Running electricity to auxiliary structures like sheds or workshops is a common requirement for homeowners expanding their functional space. This project offers significant utility, allowing for lighting, power tools, and climate control. However, running a new electrical service is a complex undertaking that requires careful planning and adherence to safety standards. This guide outlines the necessary steps to ensure the installation is reliable and compliant with safety regulations.
Understanding Necessary Permits and Codes
Running a new electrical feeder to a separate structure is a regulated activity that requires official approval from local authorities. In almost every jurisdiction, obtaining a building or electrical permit is mandatory before any work begins on the project. This permitting process ensures that the planned installation adheres to established safety standards.
The underlying standard for this type of work is the National Electrical Code (NEC), which provides comprehensive guidelines on wiring methods, materials, and safety practices. Local codes may supplement the NEC, so consulting with the local building department is important to understand specific requirements. Skipping the permitting step is illegal and can lead to safety hazards, insurance issues, or costly rework.
The permit process typically involves submitting a diagram of the planned electrical work for review and scheduling inspections. A rough-in inspection is usually required before any trenches are covered, and a final inspection is necessary once the system is fully operational. These inspections ensure compliance and provide documentation that the electrical system was installed safely and legally.
Selecting the Route Underground or Overhead
The initial decision when planning the power run is whether to install the conductors underground or string them overhead. This choice impacts the project’s cost, complexity, and long-term aesthetic appeal. The distance between the main house and the shed, the planned power load, and the landscape all factor into this decision.
An underground installation is the preferred method for many homeowners because it keeps the conductors out of sight, offering superior aesthetics and protection from weather and physical damage. This method typically involves digging a trench and installing conduit or direct burial cable, which can be labor-intensive and costly, especially for longer runs. However, the buried cable is protected from falling trees and general wear, offering a more permanent solution.
Conversely, an overhead route is usually easier and less expensive to install, as it eliminates the need for extensive trenching. This method involves running cables supported by a messenger wire between the structures, which must be secured to a mast at each end. Overhead conductors must maintain specific minimum clearances above the ground, walkways, and driveways, often requiring a mast height that can be visually intrusive. The conductors are also more exposed to severe weather and potential damage from objects.

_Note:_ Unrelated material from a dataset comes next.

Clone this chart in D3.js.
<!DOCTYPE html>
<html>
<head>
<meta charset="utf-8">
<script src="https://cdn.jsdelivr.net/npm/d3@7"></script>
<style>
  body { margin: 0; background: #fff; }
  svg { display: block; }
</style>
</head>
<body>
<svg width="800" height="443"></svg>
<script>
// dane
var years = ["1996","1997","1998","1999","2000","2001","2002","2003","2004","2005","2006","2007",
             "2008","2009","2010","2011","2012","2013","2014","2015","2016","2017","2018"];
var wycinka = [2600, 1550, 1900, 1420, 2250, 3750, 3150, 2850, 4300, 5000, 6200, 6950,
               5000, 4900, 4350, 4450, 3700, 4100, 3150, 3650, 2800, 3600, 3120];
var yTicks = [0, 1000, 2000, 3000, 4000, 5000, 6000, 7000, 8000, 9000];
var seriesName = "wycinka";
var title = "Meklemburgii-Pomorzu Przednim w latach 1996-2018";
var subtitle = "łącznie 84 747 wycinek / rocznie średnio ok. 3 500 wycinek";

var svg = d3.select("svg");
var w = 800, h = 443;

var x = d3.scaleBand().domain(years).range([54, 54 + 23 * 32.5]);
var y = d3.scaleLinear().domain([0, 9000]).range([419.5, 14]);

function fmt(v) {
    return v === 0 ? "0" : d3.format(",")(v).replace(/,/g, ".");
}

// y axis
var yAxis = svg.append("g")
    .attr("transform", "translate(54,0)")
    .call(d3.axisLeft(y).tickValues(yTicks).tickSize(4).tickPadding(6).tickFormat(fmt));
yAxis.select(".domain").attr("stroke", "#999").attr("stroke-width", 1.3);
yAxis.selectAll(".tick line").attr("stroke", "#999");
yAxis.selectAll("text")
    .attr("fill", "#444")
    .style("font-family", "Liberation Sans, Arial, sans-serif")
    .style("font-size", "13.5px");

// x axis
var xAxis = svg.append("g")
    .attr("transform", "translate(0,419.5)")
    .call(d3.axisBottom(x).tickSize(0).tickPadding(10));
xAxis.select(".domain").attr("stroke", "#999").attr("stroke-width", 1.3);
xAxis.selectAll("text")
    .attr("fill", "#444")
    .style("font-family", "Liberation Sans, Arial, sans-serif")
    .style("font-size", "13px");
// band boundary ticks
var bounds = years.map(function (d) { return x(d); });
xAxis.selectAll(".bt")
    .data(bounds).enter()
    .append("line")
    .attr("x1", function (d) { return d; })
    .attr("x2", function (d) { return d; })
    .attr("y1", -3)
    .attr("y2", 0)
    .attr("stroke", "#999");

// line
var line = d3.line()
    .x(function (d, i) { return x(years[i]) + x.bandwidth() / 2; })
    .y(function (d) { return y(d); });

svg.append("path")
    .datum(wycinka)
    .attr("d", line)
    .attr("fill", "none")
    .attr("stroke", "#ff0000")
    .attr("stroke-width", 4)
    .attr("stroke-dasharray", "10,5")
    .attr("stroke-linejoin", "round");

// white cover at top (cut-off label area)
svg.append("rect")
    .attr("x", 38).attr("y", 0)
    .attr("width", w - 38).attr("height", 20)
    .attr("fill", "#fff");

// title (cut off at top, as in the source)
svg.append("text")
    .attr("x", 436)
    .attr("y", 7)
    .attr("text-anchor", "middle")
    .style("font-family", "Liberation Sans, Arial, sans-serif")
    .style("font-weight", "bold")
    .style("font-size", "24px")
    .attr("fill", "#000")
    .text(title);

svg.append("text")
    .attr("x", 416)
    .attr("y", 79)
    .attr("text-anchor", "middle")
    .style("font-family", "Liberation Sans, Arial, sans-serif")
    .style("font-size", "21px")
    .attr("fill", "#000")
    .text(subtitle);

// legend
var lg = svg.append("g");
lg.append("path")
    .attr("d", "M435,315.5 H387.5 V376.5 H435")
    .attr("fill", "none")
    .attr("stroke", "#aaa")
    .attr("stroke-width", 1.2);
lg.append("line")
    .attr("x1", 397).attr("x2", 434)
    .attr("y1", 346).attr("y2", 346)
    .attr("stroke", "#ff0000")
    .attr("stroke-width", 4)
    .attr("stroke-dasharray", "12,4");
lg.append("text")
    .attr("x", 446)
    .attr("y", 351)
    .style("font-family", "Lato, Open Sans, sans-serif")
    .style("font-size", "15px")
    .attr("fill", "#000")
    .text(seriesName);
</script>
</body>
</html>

Preparing the Physical Path and Conduit
Once the underground route is chosen, preparing the physical path requires adherence to depth requirements and material selection to ensure long-term safety. The minimum burial depth for electrical conductors varies significantly based on the type of protection used, according to NEC standards.
The minimum burial depth varies significantly based on the type of protection used. Rigid metal conduit (RMC) may only require six inches of cover, while PVC conduit typically requires 18 inches. If using UF-B (Underground Feeder) cable rated for direct burial without conduit, the minimum cover depth increases to 24 inches in most areas.
These depths are measured from the top surface of the cable or conduit to the finished grade and prevent accidental damage from digging activities. It is a good practice to place a warning ribbon tape about 12 inches above the conduit or cable to alert future excavators. Schedule 40 PVC is commonly used for the horizontal run, but thicker Schedule 80 PVC is often required where the conduit emerges from the ground (a stub-up) for enhanced mechanical protection.
The conduit path must be sealed where it enters the building to prevent the movement of gas or water into the structure. When pulling wires through the conduit, the total number of bends (including offsets) cannot exceed 360 degrees. This limitation allows for future maintenance and wire replacement.
Wiring Connections and Subpanel Setup
The final phase involves the technical electrical hookup, starting with calculating the expected electrical load to determine the correct wire size and circuit protection. Voltage drop, the loss of electrical pressure over distance, must be considered, as insufficient wire size reduces the power available at the shed. This calculation is crucial for selecting the appropriate feeder cable, which must contain four conductors: two ungrounded (hot), one grounded (neutral), and one equipment grounding conductor.
Installing a subpanel inside the shed provides a dedicated point of distribution, allowing for multiple circuits to serve lighting, outlets, and tools. For a detached structure, the neutral and ground buses within the subpanel must be kept separate. The neutral wire connects to its own isolated bus bar, while the equipment grounding conductor connects to a separate ground bar that is bonded to the subpanel enclosure.
A separate grounding electrode system is mandatory at the shed location to establish a local earth reference for safety. This typically involves driving one or two copper-clad steel grounding rods, often 5/8 inch in diameter and 8 feet long, fully into the soil near the subpanel. A solid copper wire, such as a #6 AWG, connects the grounding rod(s) to the subpanel’s ground bus.
The main connection involves working inside the energized main house panel, which presents a significant shock hazard. Therefore, a licensed electrician should be consulted to perform the final tie-in. This ensures both safety and compliance.